And just to confirm that the AquaClear 10 (former Mini) is pretty silent. For a 20gal tank you would need a size up though.


----------



## Sixwing (Jan 30, 2009)

I've had AquaClears and big Penguin BioWheels (not recommended). I much prefer the AquaClears.

They do force the water through the sponge from bottom to top; not sure how this works, but the bottom sponges on mine always get the most crud fastest. They claim to recirculate the water in the filter chamber if they are not allowed full flow. While I can't vouch for scientific accuracy, the AC20 on my 10-gallon at work keeps the water crystal clear, silently.


----------



## Natty (Apr 2, 2008)

AquaClear and Whisper are the only ones I've ever used. They are pretty silent as long as you keep the water near the very edge of the outflow or you make a slide so water can go down it.

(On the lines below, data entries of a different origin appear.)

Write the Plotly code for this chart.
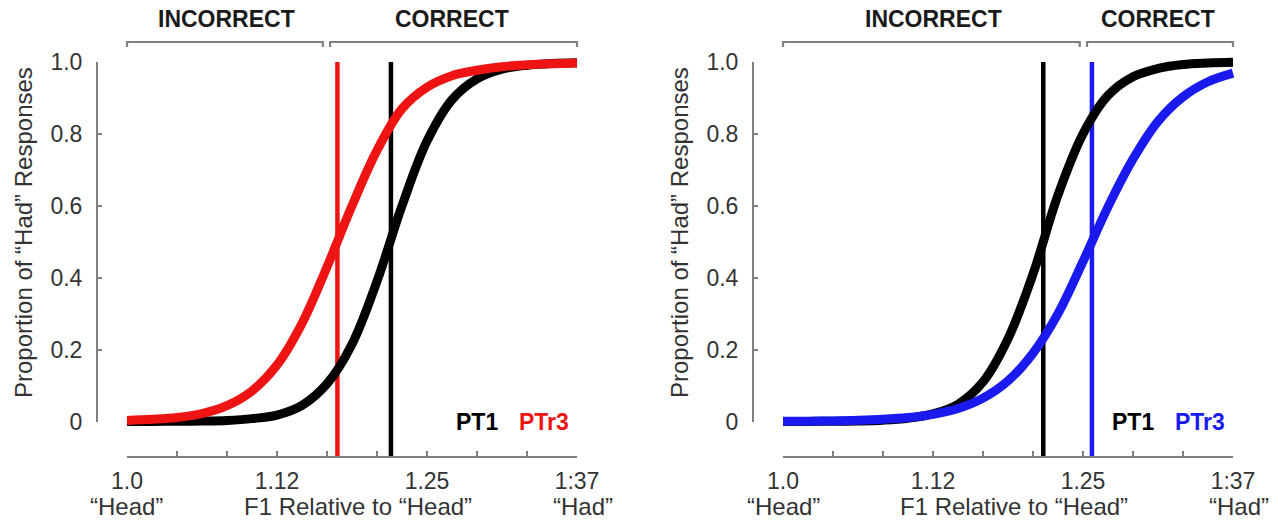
import plotly.graph_objects as go

# ---------------- data ----------------
# stimulus continuum: F1 relative to "Head" (10 steps, values read at half-steps)
f1_steps = [1.0 + i * 0.37 / 18 for i in range(19)]

# left panel
left_PT1 = [0.0001, 0.0002, 0.0006, 0.0013, 0.003, 0.008, 0.018, 0.045, 0.105, 0.215,
            0.39, 0.60, 0.78, 0.895, 0.953, 0.98, 0.991, 0.996, 0.998]
left_PTr3 = [0.003, 0.006, 0.011, 0.022, 0.044, 0.085, 0.157, 0.273, 0.43, 0.60,
             0.754, 0.87, 0.93, 0.962, 0.977, 0.987, 0.992, 0.995, 0.997]
# right panel
right_PT1 = [0.0001, 0.0003, 0.0006, 0.0015, 0.0037, 0.009, 0.021, 0.048, 0.11, 0.23,
             0.41, 0.63, 0.80, 0.907, 0.959, 0.982, 0.993, 0.997, 0.999]
right_PTr3 = [0.0005, 0.001, 0.0017, 0.0032, 0.006, 0.011, 0.02, 0.036, 0.065, 0.113,
              0.19, 0.30, 0.445, 0.597, 0.73, 0.835, 0.903, 0.945, 0.969]

# category boundaries (50% points)
left_boundaries = {"PT1": 1.217, "PTr3": 1.173}
right_boundaries = {"PT1": 1.214, "PTr3": 1.254}
# bracket split between INCORRECT / CORRECT
bracket_split = [1.164, 1.247]

# ticks
x_tickvals = [1.0 + i * 0.37 / 9 for i in range(10)]
x_ticktext = ["1.0", "", "", "1.12", "", "", "1.25", "", "", "1:37"]
y_tickvals = [0, 0.2, 0.4, 0.6, 0.8, 1.0]
y_ticktext = ["0", "0.2", "0.4", "0.6", "0.8", "1.0"]

# ---------------- layout geometry ----------------
W, H = 1284, 523
X_START = [127, 783]          # pixel of x = 1.0 in each panel
PX_PER_X = 450 / 0.37
Y_ZERO = 421.5
PX_PER_Y = 359.5
YAXIS_PX = [97, 753]
XAXIS_PY = 457

FONT = "Liberation Sans, Arial, Helvetica, sans-serif"
RED = "#ee1414"
BLUE = "#1a1aee"
BLACK = "#000000"
GRAY = "#808080"
TXT = "#333333"
FS = 24


def px2paper_x(px):
    return px / W


def py2paper_y(py):
    return 1 - py / H


def px2data(px, panel):
    return 1.0 + (px - X_START[panel]) / PX_PER_X


def py2data(py):
    return (Y_ZERO - py) / PX_PER_Y


fig = go.Figure()

panels = [
    dict(PT1=left_PT1, PTr3=left_PTr3, color=RED, bnd=left_boundaries),
    dict(PT1=right_PT1, PTr3=right_PTr3, color=BLUE, bnd=right_boundaries),
]

annotations = []
shapes = []


def ann(**kw):
    kw.setdefault("showarrow", False)
    kw.setdefault("xanchor", "center")
    kw.setdefault("yanchor", "middle")
    annotations.append(kw)


for p, pan in enumerate(panels):
    xa = "x" if p == 0 else "x2"
    ya = "y" if p == 0 else "y2"
    # vertical boundary lines
    for key, col in (("PT1", BLACK), ("PTr3", pan["color"])):
        b = pan["bnd"][key]
        fig.add_trace(go.Scatter(x=[b, b], y=[py2data(XAXIS_PY), 1.0], mode="lines",
                                 line=dict(color=col, width=4.5), xaxis=xa, yaxis=ya,
                                 showlegend=False, hoverinfo="skip"))
    # curves
    fig.add_trace(go.Scatter(x=f1_steps, y=pan["PT1"], mode="lines",
                             line=dict(color=BLACK, width=9, shape="spline"),
                             xaxis=xa, yaxis=ya, showlegend=False, hoverinfo="skip"))
    fig.add_trace(go.Scatter(x=f1_steps, y=pan["PTr3"], mode="lines",
                             line=dict(color=pan["color"], width=9, shape="spline"),
                             xaxis=xa, yaxis=ya, showlegend=False, hoverinfo="skip"))
    # dummy trace establishing the spine axes
    sx = "x3" if p == 0 else "x4"
    sy = "y3" if p == 0 else "y4"
    fig.add_trace(go.Scatter(x=[1.0], y=[0], mode="markers", marker=dict(opacity=0),
                             xaxis=sx, yaxis=sy, showlegend=False, hoverinfo="skip"))

    # brackets
    split = bracket_split[p]
    by = py2data(42)
    bt = py2data(47)
    for (a, b) in ((1.0, split - 0.003), (split + 0.003, 1.37)):
        shapes.append(dict(type="path", xref=xa, yref=ya,
                           path=f"M {a},{bt} L {a},{by} L {b},{by} L {b},{bt}",
                           line=dict(color=GRAY, width=2.2)))
    ann(x=(1.0 + split) / 2, y=py2paper_y(19), xref=xa, yref="paper",
        text="<b>INCORRECT</b>", font=dict(family=FONT, size=23, color="#1a1a1a"))
    ann(x=(split + 1.37) / 2, y=py2paper_y(19), xref=xa, yref="paper",
        text="<b>CORRECT</b>", font=dict(family=FONT, size=23, color="#1a1a1a"))
    # legend labels
    ann(x=px2data(500, 0), y=0, xref=xa, yref=ya, xanchor="right",
        text="<b>PT1</b>", font=dict(family=FONT, size=23, color=BLACK))
    ann(x=px2data(517, 0), y=0, xref=xa, yref=ya, xanchor="left",
        text="<b>PTr3</b>", font=dict(family=FONT, size=23, color=pan["color"]))
    # x axis title and end labels
    ann(x=px2data(358, 0), y=py2paper_y(506), xref=xa, yref="paper",
        text="F1 Relative to “Head”", font=dict(family=FONT, size=FS, color=TXT))
    ann(x=1.0, y=py2paper_y(506), xref=xa, yref="paper",
        text="“Head”", font=dict(family=FONT, size=FS, color=TXT))
    ann(x=px2data(583, 0), y=py2paper_y(506), xref=xa, yref="paper",
        text="“Had”", font=dict(family=FONT, size=FS, color=TXT))
    # y axis title
    ann(x=px2paper_x(23 + 656 * p), y=py2paper_y(233), xref="paper", yref="paper",
        text="Proportion of “Had” Responses", textangle=-90,
        font=dict(family=FONT, size=FS, color=TXT))

layout = dict(width=W, height=H, margin=dict(l=0, r=0, t=0, b=0, pad=0, autoexpand=False),
              paper_bgcolor="white", plot_bgcolor="rgba(0,0,0,0)",
              shapes=shapes, annotations=annotations, showlegend=False)

for p in range(2):
    sfx = "" if p == 0 else "2"
    dom_x = [X_START[p] - 40, X_START[p] + 490]
    layout["xaxis" + sfx] = dict(domain=[px2paper_x(dom_x[0]), px2paper_x(dom_x[1])],
                                 range=[px2data(dom_x[0], p), px2data(dom_x[1], p)],
                                 visible=False, anchor="y" + sfx, automargin=False)
    layout["yaxis" + sfx] = dict(domain=[py2paper_y(470), py2paper_y(5)],
                                 range=[py2data(470), py2data(5)],
                                 visible=False, anchor="x" + sfx, automargin=False)
    s = str(3 + p)
    layout["xaxis" + s] = dict(domain=[px2paper_x(X_START[p]), px2paper_x(X_START[p] + 450)],
                               range=[1.0, 1.37], anchor="free", position=py2paper_y(XAXIS_PY),
                               showline=True, linecolor=GRAY, linewidth=2,
                               ticks="inside", ticklen=5, tickwidth=2, tickcolor=GRAY,
                               tickvals=x_tickvals, ticktext=x_ticktext,
                               tickfont=dict(family=FONT, size=23, color=TXT),
                               ticklabelstandoff=3, automargin=False,
                               showgrid=False, zeroline=False)
    layout["yaxis" + s] = dict(domain=[py2paper_y(Y_ZERO), py2paper_y(Y_ZERO - PX_PER_Y)],
                               range=[0, 1], anchor="free", position=px2paper_x(YAXIS_PX[p]),
                               showline=True, linecolor=GRAY, linewidth=2,
                               ticks="inside", ticklen=4, tickwidth=1.5, tickcolor=GRAY,
                               tickvals=y_tickvals, ticktext=y_ticktext,
                               tickfont=dict(family=FONT, size=23, color=TXT),
                               ticklabelstandoff=9, automargin=False,
                               showgrid=False, zeroline=False)

fig.update_layout(**layout)
fig.write_html("out.html")
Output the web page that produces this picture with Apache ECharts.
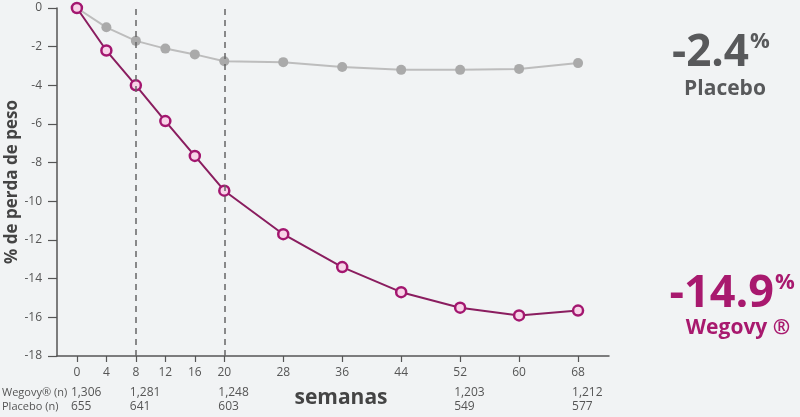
<!DOCTYPE html>
<html>
<head>
<meta charset="utf-8">
<script src="https://cdn.jsdelivr.net/npm/echarts@6/dist/echarts.min.js"></script>
<style>
html,body{margin:0;padding:0;background:#f1f3f4;}
#c{width:800px;height:417px;}
</style>
</head>
<body>
<div id="c"></div>
<script>
var weeks = [0, 4, 8, 12, 16, 20, 28, 36, 44, 52, 60, 68];
var wegovy = [0, -2.2, -4.0, -5.85, -7.65, -9.45, -11.7, -13.4, -14.7, -15.5, -15.9, -15.65];
var placebo = [0, -1.0, -1.7, -2.1, -2.4, -2.75, -2.8, -3.05, -3.2, -3.2, -3.15, -2.85];
var dashedWeeks = [8, 20];
var nWeeks = [0, 8, 20, 52, 68];
var nWegovy = ['1,306', '1,281', '1,248', '1,203', '1,212'];
var nPlacebo = ['655', '641', '603', '549', '577'];
var rowLabels = ['Wegovy® (n)', 'Placebo (n)'];
var yTitle = '% de perda de peso';
var xTitle = 'semanas';
var finalPlacebo = '-2.4';
var finalWegovy = '-14.9';

var FONT = '"Open Sans", sans-serif';
var chart = echarts.init(document.getElementById('c'));

function pairs(ys) { return weeks.map(function (w, i) { return [w, ys[i]]; }); }

var option = {
  backgroundColor: '#f1f3f4',
  animation: false,
  grid: { left: 57, right: 191, top: 8, bottom: 61, containLabel: false, outerBoundsMode: 'none' },
  xAxis: {
    type: 'value', min: -2.7, max: 72.2,
    axisLine: { show: true, onZero: false, lineStyle: { color: '#555', width: 1.5 } },
    axisTick: { show: true, length: 6, lineStyle: { color: '#555', width: 1.2 }, customValues: weeks },
    axisLabel: { color: '#555', fontSize: 12, fontFamily: FONT, margin: 11, customValues: weeks },
    splitLine: { show: false }
  },
  yAxis: {
    type: 'value', min: -18, max: 0, interval: 2,
    axisLine: { show: true, onZero: false, lineStyle: { color: '#555', width: 1.5 } },
    axisTick: { show: true, length: 9, lineStyle: { color: '#555', width: 1.2 } },
    axisLabel: { color: '#555', fontSize: 12, fontFamily: FONT, margin: 15 },
    splitLine: { show: false }
  },
  series: [
    {
      name: 'Placebo', type: 'line', data: pairs(placebo),
      symbol: 'circle', symbolSize: 10,
      lineStyle: { color: '#bdbdbd', width: 2 },
      itemStyle: { color: '#aaaaaa' },
      z: 3,
      markLine: {
        silent: true, symbol: 'none', label: { show: false },
        lineStyle: { color: '#666', type: [6, 5], width: 1.5 },
        data: dashedWeeks.map(function (w) { return { xAxis: w }; })
      }
    },
    {
      name: 'Wegovy', type: 'line', data: pairs(wegovy),
      symbol: 'circle', symbolSize: 10,
      lineStyle: { color: '#8a1d5f', width: 2 },
      itemStyle: { color: '#f8d3e8', borderColor: '#a3166f', borderWidth: 2.5 },
      z: 4
    }
  ]
};
chart.setOption(option);

var g = [];
var rowY = [393, 407];
rowLabels.forEach(function (t, r) {
  g.push({ type: 'text', x: 2, y: rowY[r], style: { text: t, fill: '#555', font: '11px ' + FONT, textAlign: 'left', textVerticalAlign: 'middle' } });
});
nWeeks.forEach(function (w, i) {
  var px = chart.convertToPixel({ xAxisIndex: 0 }, w);
  g.push({ type: 'text', x: px - 6, y: rowY[0], style: { text: nWegovy[i], fill: '#555', font: '12px ' + FONT, textAlign: 'left', textVerticalAlign: 'middle' } });
  g.push({ type: 'text', x: px - 6, y: rowY[1], style: { text: nPlacebo[i], fill: '#555', font: '12px ' + FONT, textAlign: 'left', textVerticalAlign: 'middle' } });
});
g.push({ type: 'text', x: 12, y: 182, rotation: Math.PI / 2, style: { text: yTitle, fill: '#444', font: 'bold 17px ' + FONT, textAlign: 'center', textVerticalAlign: 'middle' } });
g.push({ type: 'text', x: 341, y: 398, style: { text: xTitle, fill: '#444', font: 'bold 21px ' + FONT, textAlign: 'center', textVerticalAlign: 'middle' } });
// Placebo final
g.push({ type: 'text', x: 749, y: 53, style: { text: finalPlacebo, fill: '#58595b', font: 'bold 44px ' + FONT, textAlign: 'right', textVerticalAlign: 'middle' } });
g.push({ type: 'text', x: 750, y: 42, style: { text: '%', fill: '#58595b', font: 'bold 22px ' + FONT, textAlign: 'left', textVerticalAlign: 'middle' } });
g.push({ type: 'text', x: 725, y: 89, style: { text: 'Placebo', fill: '#58595b', font: 'bold 21px ' + FONT, textAlign: 'center', textVerticalAlign: 'middle' } });
// Wegovy final
g.push({ type: 'text', x: 774, y: 294, style: { text: finalWegovy, fill: '#a8196e', font: 'bold 45px ' + FONT, textAlign: 'right', textVerticalAlign: 'middle' } });
g.push({ type: 'text', x: 775, y: 283, style: { text: '%', fill: '#a8196e', font: 'bold 22px ' + FONT, textAlign: 'left', textVerticalAlign: 'middle' } });
g.push({ type: 'text', x: 738, y: 328, style: { text: 'Wegovy ®', fill: '#a8196e', font: 'bold 21px ' + FONT, textAlign: 'center', textVerticalAlign: 'middle' } });

chart.setOption({ graphic: g });
</script>
</body>
</html>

The noise mostly comes from the water dropping some distance down as it exists the filter and back into the tank. Other than that, it runs almost silent.


----------



## bishop169 (Aug 14, 2008)

I have a cascade dont even know the thing is on. I have to look at my tank to make sure its running


----------



## Dmaaaaax (Feb 3, 2009)

Thanks all....I am kind of surprised no one has tried the Rena that has removable compartments.

My noise is mainly form the motor siphoning up the water, it seems to make a lot of air so I am not sure if the area there is not deep enough and the rotor is sucking in air or what. This is even when the water line is at the very top. 

It looks like I will be trying an Aquaclear for now.


----------



## eyebeatbadgers (Aug 6, 2007)

I had an Aquaclear 150 (I think it's called a 30 now?), and it constantly sounded like an old man clearing his throat. The motor had some pretty noticeable vibration sounds, and if the top was on, it simply amplified it more. I sold that filter, and replaced it with an Eheim 2215, and it's about as noisy, but does a better job filtering the tank. Granted, the Eheim is a used filter, I'm sure new they would be much more quiet.


----------



## Blown 346 (Dec 8, 2008)

I have a Marineland filter on my 30 and it is dead silent. It did make a little noise form water splashing but that stopped after it ran for about 2 days.


----------



## Dmaaaaax (Feb 3, 2009)

So 1 negative with the aquaclear? Has anyone else noticed noise issues with it?


----------



## leviathan0 (Oct 6, 2007)

AquaClears have always been noisy for me as well.


----------



## [email protected] (Jul 17, 2008)

If your intake tube doesn't have air in it, then noise would mean you need a new impeller shaft or complete impeller assembly. 





Dmaaaaax said:


> Thanks all....I am kind of surprised no one has tried the Rena that has removable compartments.
> 
> My noise is mainly form the motor siphoning up the water, it seems to make a lot of air so I am not sure if the area there is not deep enough and the rotor is sucking in air or what. This is even when the water line is at the very top.
> 
> It looks like I will be trying an Aquaclear for now.


----------



## dravenxavier (Jan 29, 2009)

I'll vouch for the AquaClear filters as well. By far my favorites. They've always been quiet for me, and I like that the entire chamber is filled with media, rather than removable cartridges like Whisper, Marineland, and pretty much every other standard HOB. Plenty of space for sponge, bio, peat, chemi-pure, purigen, or whatever your heart desires (within reason, of course). I like to think of them as little HOB canister filters. If I had to pick a second choice, I'd run with Marineland.


----------



## h2osanity (Sep 19, 2008)

I'm running 3 Aquaclears - completely silent except for the water hitting the surface when the level drops. They are the only filtration in all 3 of these tanks. (2x20 gal and 1x10gallon)
I also modded the filter material to eliminate the sponges....I use either fluval bio rings or eheim cocoa puffs with a top layer of filter floss for polishing (easier to clean out and don't have to tear down the filter)


----------



## Dmaaaaax (Feb 3, 2009)

[email protected] said:


> If your intake tube doesn't have air in it, then noise would mean you need a new impeller shaft or complete impeller assembly.


I think the impeller is just too strong or the area of water where the impeller is in, is just to small/shallow. It seems to make a vortex and suck air from the top of the filter. The unit is brand new and does not seem to have any defects.


----------